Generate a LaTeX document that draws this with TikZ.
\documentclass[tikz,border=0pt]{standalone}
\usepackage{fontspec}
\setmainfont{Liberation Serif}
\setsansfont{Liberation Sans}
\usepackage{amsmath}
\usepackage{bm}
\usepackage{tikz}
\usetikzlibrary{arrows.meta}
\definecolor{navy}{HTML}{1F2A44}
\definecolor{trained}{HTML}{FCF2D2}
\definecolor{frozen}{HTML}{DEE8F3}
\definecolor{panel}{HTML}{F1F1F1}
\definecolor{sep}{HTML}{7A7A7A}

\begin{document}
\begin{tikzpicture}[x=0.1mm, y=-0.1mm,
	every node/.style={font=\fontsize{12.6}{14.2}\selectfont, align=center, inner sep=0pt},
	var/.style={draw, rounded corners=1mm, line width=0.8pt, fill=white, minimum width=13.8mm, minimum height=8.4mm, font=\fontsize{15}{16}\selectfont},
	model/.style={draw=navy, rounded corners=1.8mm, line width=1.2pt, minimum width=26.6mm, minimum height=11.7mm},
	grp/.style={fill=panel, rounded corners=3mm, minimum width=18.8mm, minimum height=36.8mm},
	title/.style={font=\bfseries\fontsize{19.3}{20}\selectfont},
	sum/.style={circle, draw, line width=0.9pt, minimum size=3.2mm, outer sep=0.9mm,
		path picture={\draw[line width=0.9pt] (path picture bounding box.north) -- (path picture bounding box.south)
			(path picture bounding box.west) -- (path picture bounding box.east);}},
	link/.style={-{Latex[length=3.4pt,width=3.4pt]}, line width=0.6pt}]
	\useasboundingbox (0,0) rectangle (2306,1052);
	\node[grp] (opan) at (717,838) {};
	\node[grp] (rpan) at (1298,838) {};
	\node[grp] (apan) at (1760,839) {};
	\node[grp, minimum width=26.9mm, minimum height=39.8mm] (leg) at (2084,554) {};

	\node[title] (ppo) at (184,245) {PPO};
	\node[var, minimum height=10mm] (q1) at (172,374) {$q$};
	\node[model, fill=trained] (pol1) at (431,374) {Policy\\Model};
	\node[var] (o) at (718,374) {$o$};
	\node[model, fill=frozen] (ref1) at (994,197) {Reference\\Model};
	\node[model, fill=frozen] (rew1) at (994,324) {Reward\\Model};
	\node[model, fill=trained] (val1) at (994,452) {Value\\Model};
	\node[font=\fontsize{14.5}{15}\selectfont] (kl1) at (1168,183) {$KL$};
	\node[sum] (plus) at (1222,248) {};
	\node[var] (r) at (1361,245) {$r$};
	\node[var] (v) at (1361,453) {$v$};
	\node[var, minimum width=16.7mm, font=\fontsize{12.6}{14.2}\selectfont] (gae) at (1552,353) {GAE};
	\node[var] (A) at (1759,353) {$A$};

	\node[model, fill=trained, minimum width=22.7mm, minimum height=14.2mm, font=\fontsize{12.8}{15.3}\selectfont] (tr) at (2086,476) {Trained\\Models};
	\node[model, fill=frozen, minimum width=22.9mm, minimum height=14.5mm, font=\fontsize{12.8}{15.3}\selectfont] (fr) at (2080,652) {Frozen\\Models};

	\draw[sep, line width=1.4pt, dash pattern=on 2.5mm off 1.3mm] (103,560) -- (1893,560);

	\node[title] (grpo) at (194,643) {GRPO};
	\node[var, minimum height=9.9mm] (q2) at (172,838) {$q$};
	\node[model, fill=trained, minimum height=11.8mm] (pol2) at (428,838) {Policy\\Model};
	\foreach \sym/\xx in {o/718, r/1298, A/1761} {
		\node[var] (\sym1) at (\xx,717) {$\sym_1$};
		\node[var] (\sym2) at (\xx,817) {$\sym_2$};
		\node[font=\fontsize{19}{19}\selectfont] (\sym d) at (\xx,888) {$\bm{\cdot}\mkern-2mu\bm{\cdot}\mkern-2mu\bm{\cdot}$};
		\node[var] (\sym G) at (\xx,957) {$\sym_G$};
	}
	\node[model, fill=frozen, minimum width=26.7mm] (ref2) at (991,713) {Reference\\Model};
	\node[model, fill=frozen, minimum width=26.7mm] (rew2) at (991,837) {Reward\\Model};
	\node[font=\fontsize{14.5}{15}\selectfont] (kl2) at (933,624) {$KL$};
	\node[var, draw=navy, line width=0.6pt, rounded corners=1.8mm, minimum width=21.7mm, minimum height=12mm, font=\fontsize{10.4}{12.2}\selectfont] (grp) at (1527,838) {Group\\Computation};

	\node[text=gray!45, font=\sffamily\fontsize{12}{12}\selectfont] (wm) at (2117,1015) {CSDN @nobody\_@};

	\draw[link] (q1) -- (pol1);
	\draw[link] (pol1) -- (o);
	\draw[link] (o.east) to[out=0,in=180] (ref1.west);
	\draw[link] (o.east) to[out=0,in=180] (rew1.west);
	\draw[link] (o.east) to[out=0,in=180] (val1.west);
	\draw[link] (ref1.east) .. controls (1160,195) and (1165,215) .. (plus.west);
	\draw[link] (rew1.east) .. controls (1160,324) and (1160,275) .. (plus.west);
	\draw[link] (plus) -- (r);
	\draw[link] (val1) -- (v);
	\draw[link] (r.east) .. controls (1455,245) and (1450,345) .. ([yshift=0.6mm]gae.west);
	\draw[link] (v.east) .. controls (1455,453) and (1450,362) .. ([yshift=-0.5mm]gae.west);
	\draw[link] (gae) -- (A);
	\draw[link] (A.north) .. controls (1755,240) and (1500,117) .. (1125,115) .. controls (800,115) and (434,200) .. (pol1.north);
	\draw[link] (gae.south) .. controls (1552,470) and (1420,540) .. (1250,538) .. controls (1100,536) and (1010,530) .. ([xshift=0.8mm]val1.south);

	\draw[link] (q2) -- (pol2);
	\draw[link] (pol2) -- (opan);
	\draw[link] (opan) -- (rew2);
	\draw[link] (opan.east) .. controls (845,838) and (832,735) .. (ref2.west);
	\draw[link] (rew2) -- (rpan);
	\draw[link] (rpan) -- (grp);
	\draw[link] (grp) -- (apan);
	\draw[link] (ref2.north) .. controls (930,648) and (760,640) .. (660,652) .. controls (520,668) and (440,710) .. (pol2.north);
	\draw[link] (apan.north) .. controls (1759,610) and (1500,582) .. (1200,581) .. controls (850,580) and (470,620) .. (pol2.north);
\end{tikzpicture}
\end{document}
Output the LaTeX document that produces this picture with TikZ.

○ ○ ○ ○ ○

THE TASK =>
Transcribe every entry exactly.

PROBLEM SOLUTION =>
Generate a LaTeX document that draws this with TikZ.
\documentclass[tikz,border=0pt]{standalone}
\usepackage{fontspec}
\setmainfont{Liberation Serif}
\setsansfont{Liberation Sans}
\usepackage{amsmath}
\usepackage{bm}
\usepackage{tikz}
\usetikzlibrary{arrows.meta}
\definecolor{navy}{HTML}{1F2A44}
\definecolor{trained}{HTML}{FCF2D2}
\definecolor{frozen}{HTML}{DEE8F3}
\definecolor{panel}{HTML}{F1F1F1}
\definecolor{sep}{HTML}{7A7A7A}

\begin{document}
\begin{tikzpicture}[x=0.1mm, y=-0.1mm,
	every node/.style={font=\fontsize{12.6}{14.2}\selectfont, align=center, inner sep=0pt},
	var/.style={draw, rounded corners=1mm, line width=0.8pt, fill=white, minimum width=13.8mm, minimum height=8.4mm, font=\fontsize{15}{16}\selectfont},
	model/.style={draw=navy, rounded corners=1.8mm, line width=1.2pt, minimum width=26.6mm, minimum height=11.7mm},
	grp/.style={fill=panel, rounded corners=3mm, minimum width=18.8mm, minimum height=36.8mm},
	title/.style={font=\bfseries\fontsize{19.3}{20}\selectfont},
	sum/.style={circle, draw, line width=0.9pt, minimum size=3.2mm, outer sep=0.9mm,
		path picture={\draw[line width=0.9pt] (path picture bounding box.north) -- (path picture bounding box.south)
			(path picture bounding box.west) -- (path picture bounding box.east);}},
	link/.style={-{Latex[length=3.4pt,width=3.4pt]}, line width=0.6pt}]
	\useasboundingbox (0,0) rectangle (2306,1052);
	\node[grp] (opan) at (717,838) {};
	\node[grp] (rpan) at (1298,838) {};
	\node[grp] (apan) at (1760,839) {};
	\node[grp, minimum width=26.9mm, minimum height=39.8mm] (leg) at (2084,554) {};

	\node[title] (ppo) at (184,245) {PPO};
	\node[var, minimum height=10mm] (q1) at (172,374) {$q$};
	\node[model, fill=trained] (pol1) at (431,374) {Policy\\Model};
	\node[var] (o) at (718,374) {$o$};
	\node[model, fill=frozen] (ref1) at (994,197) {Reference\\Model};
	\node[model, fill=frozen] (rew1) at (994,324) {Reward\\Model};
	\node[model, fill=trained] (val1) at (994,452) {Value\\Model};
	\node[font=\fontsize{14.5}{15}\selectfont] (kl1) at (1168,183) {$KL$};
	\node[sum] (plus) at (1222,248) {};
	\node[var] (r) at (1361,245) {$r$};
	\node[var] (v) at (1361,453) {$v$};
	\node[var, minimum width=16.7mm, font=\fontsize{12.6}{14.2}\selectfont] (gae) at (1552,353) {GAE};
	\node[var] (A) at (1759,353) {$A$};

	\node[model, fill=trained, minimum width=22.7mm, minimum height=14.2mm, font=\fontsize{12.8}{15.3}\selectfont] (tr) at (2086,476) {Trained\\Models};
	\node[model, fill=frozen, minimum width=22.9mm, minimum height=14.5mm, font=\fontsize{12.8}{15.3}\selectfont] (fr) at (2080,652) {Frozen\\Models};

	\draw[sep, line width=1.4pt, dash pattern=on 2.5mm off 1.3mm] (103,560) -- (1893,560);

	\node[title] (grpo) at (194,643) {GRPO};
	\node[var, minimum height=9.9mm] (q2) at (172,838) {$q$};
	\node[model, fill=trained, minimum height=11.8mm] (pol2) at (428,838) {Policy\\Model};
	\foreach \sym/\xx in {o/718, r/1298, A/1761} {
		\node[var] (\sym1) at (\xx,717) {$\sym_1$};
		\node[var] (\sym2) at (\xx,817) {$\sym_2$};
		\node[font=\fontsize{19}{19}\selectfont] (\sym d) at (\xx,888) {$\bm{\cdot}\mkern-2mu\bm{\cdot}\mkern-2mu\bm{\cdot}$};
		\node[var] (\sym G) at (\xx,957) {$\sym_G$};
	}
	\node[model, fill=frozen, minimum width=26.7mm] (ref2) at (991,713) {Reference\\Model};
	\node[model, fill=frozen, minimum width=26.7mm] (rew2) at (991,837) {Reward\\Model};
	\node[font=\fontsize{14.5}{15}\selectfont] (kl2) at (933,624) {$KL$};
	\node[var, draw=navy, line width=0.6pt, rounded corners=1.8mm, minimum width=21.7mm, minimum height=12mm, font=\fontsize{10.4}{12.2}\selectfont] (grp) at (1527,838) {Group\\Computation};

	\node[text=gray!45, font=\sffamily\fontsize{12}{12}\selectfont] (wm) at (2117,1015) {CSDN @nobody\_@};

	\draw[link] (q1) -- (pol1);
	\draw[link] (pol1) -- (o);
	\draw[link] (o.east) to[out=0,in=180] (ref1.west);
	\draw[link] (o.east) to[out=0,in=180] (rew1.west);
	\draw[link] (o.east) to[out=0,in=180] (val1.west);
	\draw[link] (ref1.east) .. controls (1160,195) and (1165,215) .. (plus.west);
	\draw[link] (rew1.east) .. controls (1160,324) and (1160,275) .. (plus.west);
	\draw[link] (plus) -- (r);
	\draw[link] (val1) -- (v);
	\draw[link] (r.east) .. controls (1455,245) and (1450,345) .. ([yshift=0.6mm]gae.west);
	\draw[link] (v.east) .. controls (1455,453) and (1450,362) .. ([yshift=-0.5mm]gae.west);
	\draw[link] (gae) -- (A);
	\draw[link] (A.north) .. controls (1755,240) and (1500,117) .. (1125,115) .. controls (800,115) and (434,200) .. (pol1.north);
	\draw[link] (gae.south) .. controls (1552,470) and (1420,540) .. (1250,538) .. controls (1100,536) and (1010,530) .. ([xshift=0.8mm]val1.south);

	\draw[link] (q2) -- (pol2);
	\draw[link] (pol2) -- (opan);
	\draw[link] (opan) -- (rew2);
	\draw[link] (opan.east) .. controls (845,838) and (832,735) .. (ref2.west);
	\draw[link] (rew2) -- (rpan);
	\draw[link] (rpan) -- (grp);
	\draw[link] (grp) -- (apan);
	\draw[link] (ref2.north) .. controls (930,648) and (760,640) .. (660,652) .. controls (520,668) and (440,710) .. (pol2.north);
	\draw[link] (apan.north) .. controls (1759,610) and (1500,582) .. (1200,581) .. controls (850,580) and (470,620) .. (pol2.north);
\end{tikzpicture}
\end{document}
Output the LaTeX document that produces this picture with TikZ.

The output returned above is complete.